The #1 incentive that employees ask for in survey after survey is a monetary reward. We agree that monetary awards are often more effective than, say, prizes from a catalog or extra time off from work. But you have to choose the right monetary reward.

For example, a direct deposit of cash into an employee’s bank account might be appreciated at first, but this money often gets used for everyday things (like paying bills). Employees don’t make an emotional connection with the cash, nor is it particularly memorable. In fact, cash loses its reward value over time as employees get used to receiving it regularly.

And this is the opposite of the effect you want. Incentives should be able to nudge the employee along their behavioral change, and so need to stay fresh over a long period of time. A good wellness incentive program, then, needs incentives with some staying power. The most effective rewards are prepaid and gift cards, which provide the customization to tailor to your program and your goals. They can be redeemed universally, or on a subset of healthy items. Also, they can be delivered digitally and physically for any range of values. 

Problem #5: Lack of Engagement

In order for a wellness incentive program to get off the ground, you’ve got to really take a step into your employees’ headspace. Simply shoving facts and figures at them won’t spur on behavioral change. Nor will promises of some big, abstract reward to happen sometime in the distant future.

Employees need to see how to make wellness a part of their daily routine. For example, when employees can earn points on a daily basis for healthful activities, they can track their accumulation, making a strong association between the healthy behavior and their progress towards a reward. Likewise, when the rewards are tangible, employees can easily imagine when they’ll earn them, and how they’ll use them.

In fact, a good wellness incentive program becomes almost like a game. There are clear goals to achieve, frequent rewards for achieving them and multiple ways to track progress. Rewards are exciting and memorable. And all throughout, there’s a clear communication with the “player,” delivered using language they can understand.

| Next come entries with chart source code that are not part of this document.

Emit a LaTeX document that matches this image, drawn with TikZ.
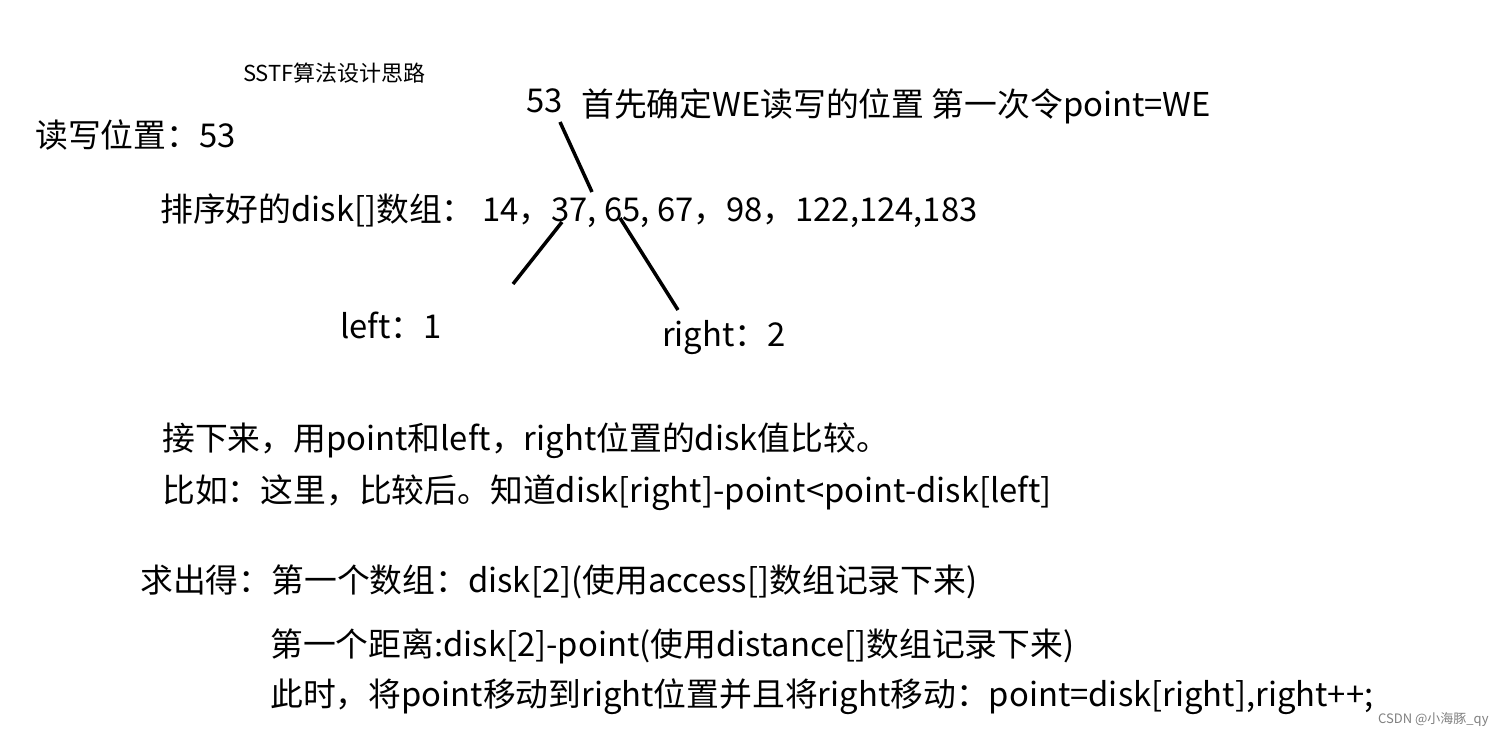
\documentclass[tikz,border=0pt]{standalone}
\usepackage{fontspec}
\setmainfont{Noto Sans CJK SC}
\begin{document}
\begin{tikzpicture}[x=1pt,y=-1pt,
  t/.style={anchor=west,inner sep=0pt,font=\fontsize{32.8}{38}\selectfont},
  ln/.style={line width=3.5pt}]
\useasboundingbox (0,0) rectangle (1491,741);
\fill[white] (0,0) rectangle (1491,741);
\node[t,font=\fontsize{22}{26}\selectfont] (title) at (243,73) {SSTF算法设计思路};
\node[t] (n53) at (526,101) {53};
\node[t] (first) at (581,106) {首先确定WE读写的位置 第一次令point=WE};
\node[t] (rw) at (35,135) {读写位置：53};
\node[t] (arr) at (160,211) {排序好的disk[]数组：\ 14，37, 65, 67，98，122,124,183};
\node[t] (left) at (340,325) {left：1};
\node[t] (right) at (662,338) {right：2};
\node[t] (l1) at (162,441) {接下来，用point和left，right位置的disk值比较。};
\node[t] (l2) at (162,493) {比如：这里，比较后。知道disk[right]-point<point-disk[left]};
\node[t] (l3) at (140,582) {求出得：第一个数组：disk[2](使用access[]数组记录下来)};
\node[t] (l4) at (270,646) {第一个距离:disk[2]-point(使用distance[]数组记录下来)};
\node[t] (l5) at (270,697) {此时，将point移动到right位置并且将right移动：point=disk[right],right++;};
\node[t,font=\fontsize{13}{15}\selectfont,text=gray] (wm) at (1378,720) {CSDN @小海豚\_qy};
\coordinate (a1) at (560,122); \coordinate (a2) at (592,192);
\coordinate (b1) at (562,222); \coordinate (b2) at (513,284);
\coordinate (c1) at (620,218); \coordinate (c2) at (678,310);
\draw[ln] (a1) -- (a2);
\draw[ln] (b1) -- (b2);
\draw[ln] (c1) -- (c2);
\end{tikzpicture}
\end{document}
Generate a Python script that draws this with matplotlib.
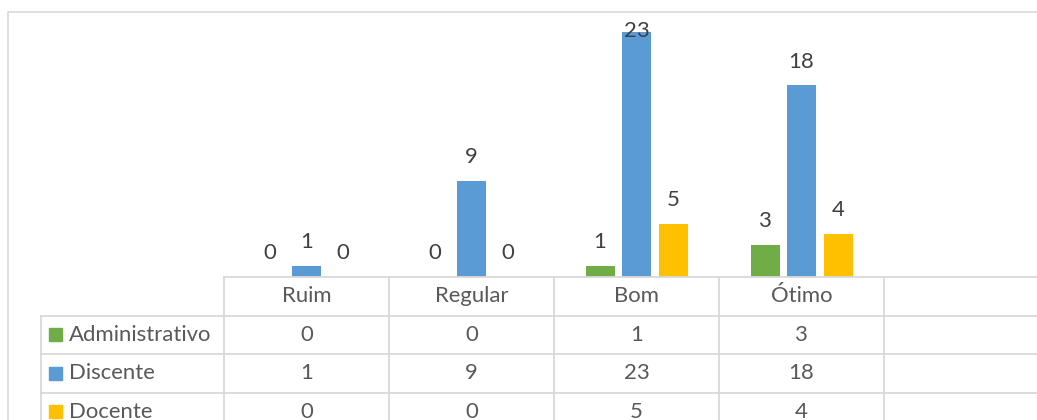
import numpy as np
import matplotlib
matplotlib.use("Agg")
import matplotlib.pyplot as plt

# data
categories = ["Ruim", "Regular", "Bom", "Ótimo"]
series_names = ["Administrativo", "Discente", "Docente"]
administrativo = [0, 0, 1, 3]
discente = [1, 9, 23, 18]
docente = [0, 0, 5, 4]
colors = ["#70AD47", "#5B9BD5", "#FFC000"]

values = [administrativo, discente, docente]

W, H = 1037, 420
DPI = 100
grid_c = "#D9D9D9"
txt_c = "#595959"
lab_c = "#404040"
fs = 15.9
plt.rcParams['font.family'] = ['Lato', 'DejaVu Sans']

fig = plt.figure(figsize=(W / DPI, H / DPI), dpi=DPI)

# pixel geometry (image coordinates, y down)
x_plot = 224
col_w = 165
n_cols = len(categories) + 1  # extra empty column like the original
x_right = x_plot + n_cols * col_w
x_leg = 41
y_base = 277
y_top = 11
row_h = 38.5
ymax = 25


def fx(px):
    return px / W


def fy(py):
    return 1 - py / H


# chart border
border = fig.add_axes([0, 0, 1, 1])
border.set_xlim(0, W)
border.set_ylim(H, 0)
border.axis("off")
border.plot([8, 8, W + 5], [H + 5, 12, 12], color=grid_c, lw=1.2)

# bars
ax = fig.add_axes([fx(x_plot), fy(y_base), fx(x_right - x_plot), (y_base - y_top) / H])
ax.set_xlim(-0.5, n_cols - 0.5)
ax.set_ylim(0, ymax)
ax.axis("off")
x = np.arange(len(categories))
bw = 29 / col_w
off = 36.5 / col_w
for i, (vals, c) in enumerate(zip(values, colors)):
    xs = x + (i - 1) * off
    ax.bar(xs, vals, width=bw, color=c)
    for xi, v in zip(xs, vals):
        ly = min(v + 2.25, ymax - 1.9)
        ax.text(xi, ly, str(v), ha="center", va="center", fontsize=fs, color=lab_c)

# data table
tb = fig.add_axes([fx(x_leg), fy(y_base + 4 * row_h), fx(x_right - x_leg), 4 * row_h / H])
tb.set_xlim(-0.5 - (x_plot - x_leg) / col_w, n_cols - 0.5)
tb.set_ylim(4, 0)
tb.axis("off")
x0 = -0.5 - (x_plot - x_leg) / col_w
lw = 1.3
tb.plot([-0.5, n_cols - 0.5], [0, 0], color=grid_c, lw=lw, clip_on=False)
for r in range(1, 4):
    tb.plot([x0, n_cols - 0.5], [r, r], color=grid_c, lw=lw, clip_on=False)
tb.plot([x0, x0], [1, 4], color=grid_c, lw=lw, clip_on=False)
for k in range(n_cols + 1):
    tb.plot([k - 0.5, k - 0.5], [0, 4], color=grid_c, lw=lw, clip_on=False)

for j, cat in enumerate(categories):
    tb.text(j, 0.5, cat, ha="center", va="center", fontsize=fs, color=txt_c)
    for i, vals in enumerate(values):
        tb.text(j, i + 1.5, str(vals[j]), ha="center", va="center", fontsize=fs, color=txt_c)

for i, (name, c) in enumerate(zip(series_names, colors)):
    sq = 13 / col_w
    tb.add_patch(plt.Rectangle((x0 + 8 / col_w, i + 1.5 - 0.17), sq, 0.34, color=c))
    tb.text(x0 + 28 / col_w, i + 1.5, name, ha="left", va="center", fontsize=fs, color=txt_c)

fig.savefig("out.png", dpi=DPI)
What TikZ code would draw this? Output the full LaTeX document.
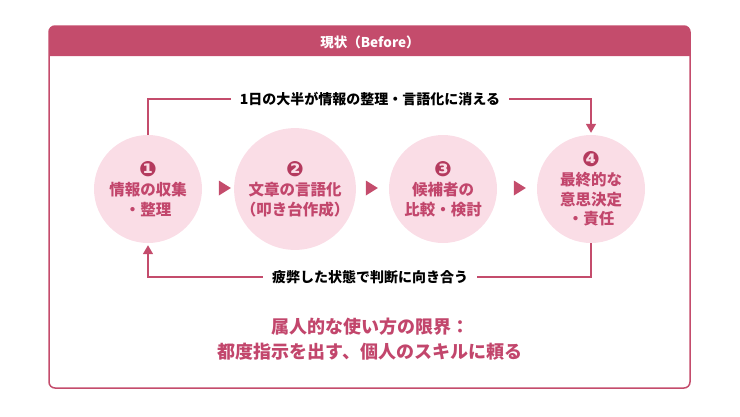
\documentclass[tikz,border=0pt]{standalone}
\usepackage{fontspec}
\setmainfont{Noto Sans CJK JP}
\newfontfamily\dingfont{DejaVu Sans}
\usepackage{tikz}
\usetikzlibrary{arrows.meta,shapes.geometric}
\definecolor{rose}{HTML}{C44C6C}
\definecolor{roselight}{HTML}{FADDE6}
\definecolor{rosetext}{HTML}{C2466C}
\definecolor{rosedark}{HTML}{B43A5E}
\newcommand{\stepno}[1]{{\dingfont\fontsize{21}{19}\selectfont\color{rosedark}#1}}

\begin{document}
\begin{tikzpicture}[x=1pt,y=-1pt,
	stepcircle/.style={circle, fill=roselight, minimum size=108pt, inner sep=0pt, align=center, text=rosetext, font=\fontsize{15.5}{19.5}\selectfont\bfseries},
	flowtri/.style={isosceles triangle, isosceles triangle stretches, fill=rose, minimum width=15pt, minimum height=12pt, inner sep=0pt},
	loopline/.style={rose, line width=1.5pt},
	looptext/.style={fill=white, inner xsep=9pt, inner ysep=2pt, font=\fontsize{14}{16}\selectfont\bfseries},
	tip/.style={-{Triangle[width=10pt,length=9pt]}, shorten >=2pt}]
	\useasboundingbox (0,0) rectangle (740,416);
	% frame and header
	\fill[rose] (49,56) [rounded corners=6pt] -- (49,26) -- (690,26) [sharp corners] -- (690,56) -- cycle;
	\draw[rose, line width=1.5pt, rounded corners=6pt] (49,26) rectangle (690,388);
	\node[text=white, font=\fontsize{13.5}{15}\selectfont\bfseries] (title) at (370,42) {現状（Before）};
	% steps
	\node[stepcircle] (c1) at (148,189) {\stepno{❶}\\情報の収集\\・整理};
	\node[stepcircle] (c2) at (295,189) {\stepno{❷}\\文章の言語化\\（叩き台作成）};
	\node[stepcircle] (c3) at (443,189) {\stepno{❸}\\候補者の\\比較・検討};
	\node[stepcircle] (c4) at (591,189) {\stepno{❹}\\最終的な\\意思決定\\・責任};
	\node[flowtri] (t1) at (223,188) {};
	\node[flowtri] (t2) at (370,188) {};
	\node[flowtri] (t3) at (518,188) {};
	% loops
	\draw[loopline, tip] (c1.north) -- ++(0,-36) -| (c4.north);
	\draw[loopline, tip] (c4.south) -- ++(0,34) -| (c1.south);
	\node[looptext] (topnote) at (370,99) {1日の大半が情報の整理・言語化に消える};
	\node[looptext] (bottomnote) at (370,277) {疲弊した状態で判断に向き合う};
	% summary
	\node[text=rosetext, align=center, font=\fontsize{18}{25}\selectfont\bfseries] (summary) at (370,339) {属人的な使い方の限界：\\都度指示を出す、個人のスキルに頼る};
\end{tikzpicture}
\end{document}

Now imagine: What would a wellness incentive program look like that incorporated all of these solutions? And how could it change the health of your workforce for the better?


1.    Begley, Sharon. “’Workplace wellness’ fails bottom line, waistlines.” May 24, 2013. Reuters.
2.    Bailey, Laura. “Unhealthy choices cost company health care plans billions of dollars.” December 10, 2015. Michigan News.
3.    Weinstein, Bob and Joseph R. Boot Camp Fitness for All Shapes and Sizes: Complete Manual to Exceed Your Goals. 2010, Health Colonel Publishing.